Use differentials to approximate the change in $$z$$ for the given changes in the independent variables.$$z=e^{x+y}$$ when $$(x, y)$$ changes from (0,0) to (0.1,-0.05)

Answer

**step1 Identify the Function, Initial Point, and Changes in Variables**

The problem asks us to approximate the change in a function $$z$$ when its input variables $$x$$ and $$y$$ change by a small amount. The function given is $$z=e^{x+y}$$.

We are told that the variables $$x$$ and $$y$$ change from an initial point $$(x_0, y_0) = (0,0)$$ to a new point $$(x_f, y_f) = (0.1, -0.05)$$.

First, we calculate the change in $$x$$, denoted as $$dx$$, by subtracting the initial $$x$$ value from the new $$x$$ value.

$$dx = x_f - x_0 = 0.1 - 0 = 0.1$$

Next, we calculate the change in $$y$$, denoted as $$dy$$, by subtracting the initial $$y$$ value from the new $$y$$ value.

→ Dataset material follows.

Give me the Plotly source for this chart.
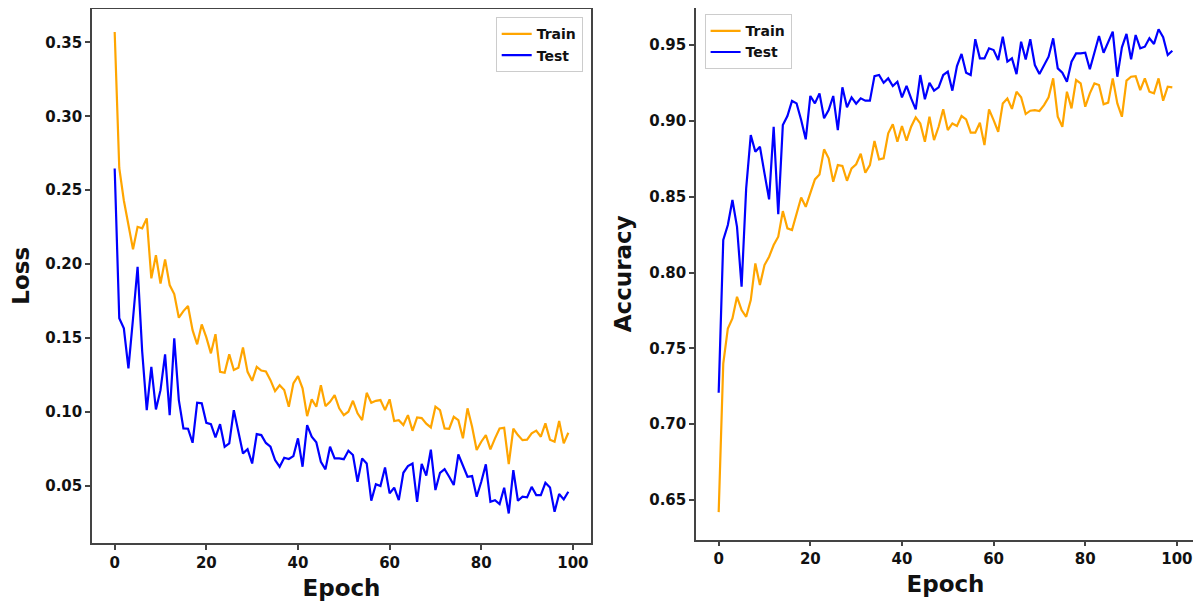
import plotly.graph_objects as go

epochs = list(range(100))

loss_train = [0.357, 0.265, 0.243, 0.2275, 0.210, 0.2252, 0.2242, 0.2309, 0.1903, 0.206,
              0.1868, 0.2032, 0.1858, 0.1797, 0.1637, 0.1682, 0.1716, 0.1553, 0.1457, 0.1592,
              0.1504, 0.1396, 0.1526, 0.1271, 0.1265, 0.1389, 0.1283, 0.1298, 0.1436, 0.1271,
              0.121, 0.1305, 0.1280, 0.1273, 0.1215, 0.114, 0.118, 0.1148, 0.1035, 0.1193,
              0.1242, 0.1159, 0.0971, 0.1085, 0.1035, 0.118, 0.1039, 0.1068, 0.1114, 0.1024,
              0.0978, 0.1001, 0.1075, 0.099, 0.0944, 0.1129, 0.1062, 0.1075, 0.1080, 0.1012,
              0.1085, 0.0938, 0.0944, 0.0911, 0.0978, 0.0872, 0.0963, 0.0958, 0.0920, 0.0895,
              0.1035, 0.1012, 0.0888, 0.0886, 0.0967, 0.0944, 0.0821, 0.1024, 0.0899, 0.0742,
              0.0798, 0.0843, 0.0746, 0.0821, 0.0888, 0.0892, 0.0647, 0.0886, 0.0843, 0.0809,
              0.0812, 0.0855, 0.0873, 0.0832, 0.0922, 0.0812, 0.0798, 0.0938, 0.0787, 0.0859]

loss_test = [0.2647, 0.1633, 0.1565, 0.1294, 0.163, 0.1982, 0.141, 0.1012, 0.1305, 0.1017,
             0.1147, 0.1389, 0.0978, 0.1497, 0.108, 0.0888, 0.0886, 0.0791, 0.1062, 0.1058,
             0.0926, 0.0917, 0.0827, 0.0917, 0.0764, 0.0787, 0.1012, 0.0872, 0.0719, 0.0748,
             0.0651, 0.085, 0.0843, 0.0790, 0.0764, 0.0674, 0.0629, 0.0690, 0.0681, 0.0701,
             0.0821, 0.0629, 0.0911, 0.0832, 0.0794, 0.0662, 0.0611, 0.0764, 0.0685, 0.0685,
             0.068, 0.0737, 0.0708, 0.0527, 0.0685, 0.0651, 0.0399, 0.0511, 0.0498, 0.0624,
             0.0449, 0.0487, 0.0403, 0.0588, 0.0633, 0.0651, 0.0392, 0.0648, 0.0569, 0.0744,
             0.0471, 0.0588, 0.0613, 0.0561, 0.0505, 0.0712, 0.064, 0.0561, 0.0566, 0.0426,
             0.0527, 0.0645, 0.0392, 0.0403, 0.0376, 0.0487, 0.0313, 0.0606, 0.0399, 0.0426,
             0.0422, 0.0493, 0.0437, 0.0437, 0.0520, 0.0489, 0.0324, 0.0444, 0.0408, 0.0460]

acc_train = [0.642, 0.740, 0.7631, 0.7697, 0.784, 0.7752, 0.7708, 0.7818, 0.806, 0.7917,
             0.8049, 0.8104, 0.8181, 0.8236, 0.8405, 0.8291, 0.828, 0.839, 0.8495, 0.8433,
             0.8522, 0.8614, 0.8647, 0.8812, 0.8753, 0.8598, 0.8708, 0.8702, 0.8605, 0.8687,
             0.8714, 0.8783, 0.8658, 0.8708, 0.8867, 0.8746, 0.8753, 0.8918, 0.8977, 0.8862,
             0.8966, 0.8869, 0.8961, 0.9023, 0.8983, 0.8862, 0.9027, 0.8873, 0.8961, 0.9076,
             0.8939, 0.8983, 0.8966, 0.9032, 0.901, 0.8922, 0.8922, 0.8987, 0.884, 0.9076,
             0.9005, 0.8928, 0.9115, 0.9148, 0.9079, 0.9192, 0.9155, 0.9045, 0.9067, 0.9071,
             0.9065, 0.9104, 0.9155, 0.928, 0.9027, 0.8961, 0.9192, 0.9082, 0.9269, 0.9247,
             0.9093, 0.9181, 0.9247, 0.9236, 0.9109, 0.912, 0.928, 0.9115, 0.9027, 0.9265,
             0.9291, 0.9295, 0.9203, 0.928, 0.9192, 0.9181, 0.928, 0.9133, 0.9225, 0.9221]

acc_test = [0.7207, 0.8214, 0.8313, 0.8478, 0.8301, 0.7906, 0.8555, 0.8906, 0.8796, 0.8829,
            0.8654, 0.8482, 0.8961, 0.8385, 0.8972, 0.9032, 0.9131, 0.9115, 0.9005, 0.8878,
            0.9164, 0.9115, 0.9181, 0.9017, 0.9071, 0.9164, 0.8939, 0.9221, 0.9089, 0.9155,
            0.9113, 0.9148, 0.9133, 0.9133, 0.9295, 0.9302, 0.9251, 0.928, 0.923, 0.9258,
            0.9155, 0.923, 0.9148, 0.9076, 0.9302, 0.9142, 0.9251, 0.9199, 0.9221, 0.9302,
            0.9324, 0.9199, 0.9361, 0.9441, 0.9317, 0.9302, 0.9538, 0.9412, 0.9412, 0.9478,
            0.9467, 0.9401, 0.9555, 0.939, 0.9412, 0.9308, 0.9522, 0.9405, 0.9538, 0.9368,
            0.9309, 0.9368, 0.9423, 0.9544, 0.9346, 0.9317, 0.9258, 0.939, 0.9445, 0.9445,
            0.9449, 0.934, 0.9445, 0.9559, 0.9449, 0.9522, 0.9588, 0.9291, 0.9485, 0.9573,
            0.9405, 0.9566, 0.9478, 0.9489, 0.9544, 0.9507, 0.9604, 0.9551, 0.9434, 0.9462]

x_ticks = [0, 20, 40, 60, 80, 100]
loss_ticks = [0.05, 0.10, 0.15, 0.20, 0.25, 0.30, 0.35]
acc_ticks = [0.65, 0.70, 0.75, 0.80, 0.85, 0.90, 0.95]

ORANGE = "#FFA500"
BLUE = "#0000FF"
FONT = "DejaVu Sans"
W, H = 1201, 601
OFF = 8  # page body margin offsets the figure by this many pixels

fig = go.Figure()
fig.add_trace(go.Scatter(x=epochs, y=loss_train, mode="lines", name="Train",
                         line=dict(color=ORANGE, width=2.2), xaxis="x", yaxis="y", legend="legend"))
fig.add_trace(go.Scatter(x=epochs, y=loss_test, mode="lines", name="Test",
                         line=dict(color=BLUE, width=2.2), xaxis="x", yaxis="y", legend="legend"))
fig.add_trace(go.Scatter(x=epochs, y=acc_train, mode="lines", name="Train",
                         line=dict(color=ORANGE, width=2.2), xaxis="x2", yaxis="y2", legend="legend2"))
fig.add_trace(go.Scatter(x=epochs, y=acc_test, mode="lines", name="Test",
                         line=dict(color=BLUE, width=2.2), xaxis="x2", yaxis="y2", legend="legend2"))

tickfont = dict(family=FONT, size=15, color="#111111", weight="bold")
titlefont = dict(family=FONT, size=23, color="#111111", weight="bold")
axis_common = dict(showline=True, linecolor="#444444", linewidth=1.5, mirror=True,
                   ticks="outside", ticklen=5, tickwidth=1.5, tickcolor="#444444",
                   showgrid=False, zeroline=False, tickfont=tickfont, automargin=False)

def px(x):
    return min(max((x - OFF) / W, 0.0), 1.0)

def py(y):
    return min(max(1 - (y - OFF) / H, 0.0), 1.0)

def xd(a, b):
    return [px(a), px(b)]

def yd(top, bottom):
    return [py(bottom), py(top)]

fig.update_layout(
    template="none",
    width=W, height=H,
    margin=dict(l=0, r=0, t=0, b=0, autoexpand=False),
    paper_bgcolor="white", plot_bgcolor="white",
    xaxis=dict(domain=xd(92, 591), range=[-4.95, 103.95], tickvals=x_ticks, anchor="y",
               title=dict(text="Epoch", font=titlefont, standoff=9), **axis_common),
    yaxis=dict(domain=yd(8.5, 543), range=[0.0113, 0.3729], tickvals=loss_ticks,
               tickformat=".2f", anchor="x",
               title=dict(text="Loss", font=titlefont, standoff=10), **axis_common),
    xaxis2=dict(domain=xd(696, 1195), range=[-4.95, 103.95], tickvals=x_ticks, anchor="y2",
                title=dict(text="Epoch", font=titlefont, standoff=9), **axis_common),
    yaxis2=dict(domain=yd(8, 539.6), range=[0.6239, 0.9744], tickvals=acc_ticks,
                tickformat=".2f", anchor="x2",
                title=dict(text="Accuracy", font=titlefont, standoff=11), **axis_common),
    legend=dict(x=px(582.7), y=py(17.3), xanchor="right", yanchor="top",
                bgcolor="rgba(255,255,255,0.8)", bordercolor="#cccccc", borderwidth=1,
                font=dict(family=FONT, size=14, color="#111111", weight="bold")),
    legend2=dict(x=px(704.6), y=py(14.2), xanchor="left", yanchor="top",
                 bgcolor="rgba(255,255,255,0.8)", bordercolor="#cccccc", borderwidth=1,
                 font=dict(family=FONT, size=14, color="#111111", weight="bold")),
    showlegend=True,
)

fig.write_html("out.html")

$$dy = y_f - y_0 = -0.05 - 0 = -0.05$$

**step2 Calculate the Partial Derivatives of z**

To approximate the change in $$z$$ using differentials, we need to understand how $$z$$ changes with respect to $$x$$ and $$y$$ individually. These rates of change are called partial derivatives.

For the function $$z=e^{x+y}$$, the partial derivative with respect to $$x$$ (treating $$y$$ as if it were a constant) is:

$$\frac{\partial z}{\partial x} = e^{x+y}$$

Similarly, the partial derivative with respect to $$y$$ (treating $$x$$ as if it were a constant) is:

$$\frac{\partial z}{\partial y} = e^{x+y}$$

**step3 Evaluate Partial Derivatives at the Initial Point**

Now, we need to find the specific values of these partial derivatives at our starting point $$(x=0, y=0)$$. This tells us the instantaneous rate of change of $$z$$ at that particular point.

Substitute $$x=0$$ and $$y=0$$ into the partial derivative with respect to $$x$$.

$$\frac{\partial z}{\partial x}\Big|_{(0,0)} = e^{0+0} = e^0 = 1$$

Substitute $$x=0$$ and $$y=0$$ into the partial derivative with respect to $$y$$.

$$\frac{\partial z}{\partial y}\Big|_{(0,0)} = e^{0+0} = e^0 = 1$$

**step4 Apply the Differential Formula**

The total differential, $$dz$$, is used to approximate the change in $$z$$. It is calculated using the following formula, which combines the rates of change and the small changes in $$x$$ and $$y$$.

$$dz = \frac{\partial z}{\partial x}dx + \frac{\partial z}{\partial y}dy$$

Substitute the values we found: $$\frac{\partial z}{\partial x} = 1$$, $$\frac{\partial z}{\partial y} = 1$$, $$dx = 0.1$$, and $$dy = -0.05$$.

$$dz = (1)(0.1) + (1)(-0.05)$$

**step5 Calculate the Approximate Change in z**

Finally, perform the arithmetic to determine the approximate change in $$z$$.

$$dz = 0.1 - 0.05$$

$$dz = 0.05$$

Therefore, the approximate change in $$z$$ is $$0.05$$.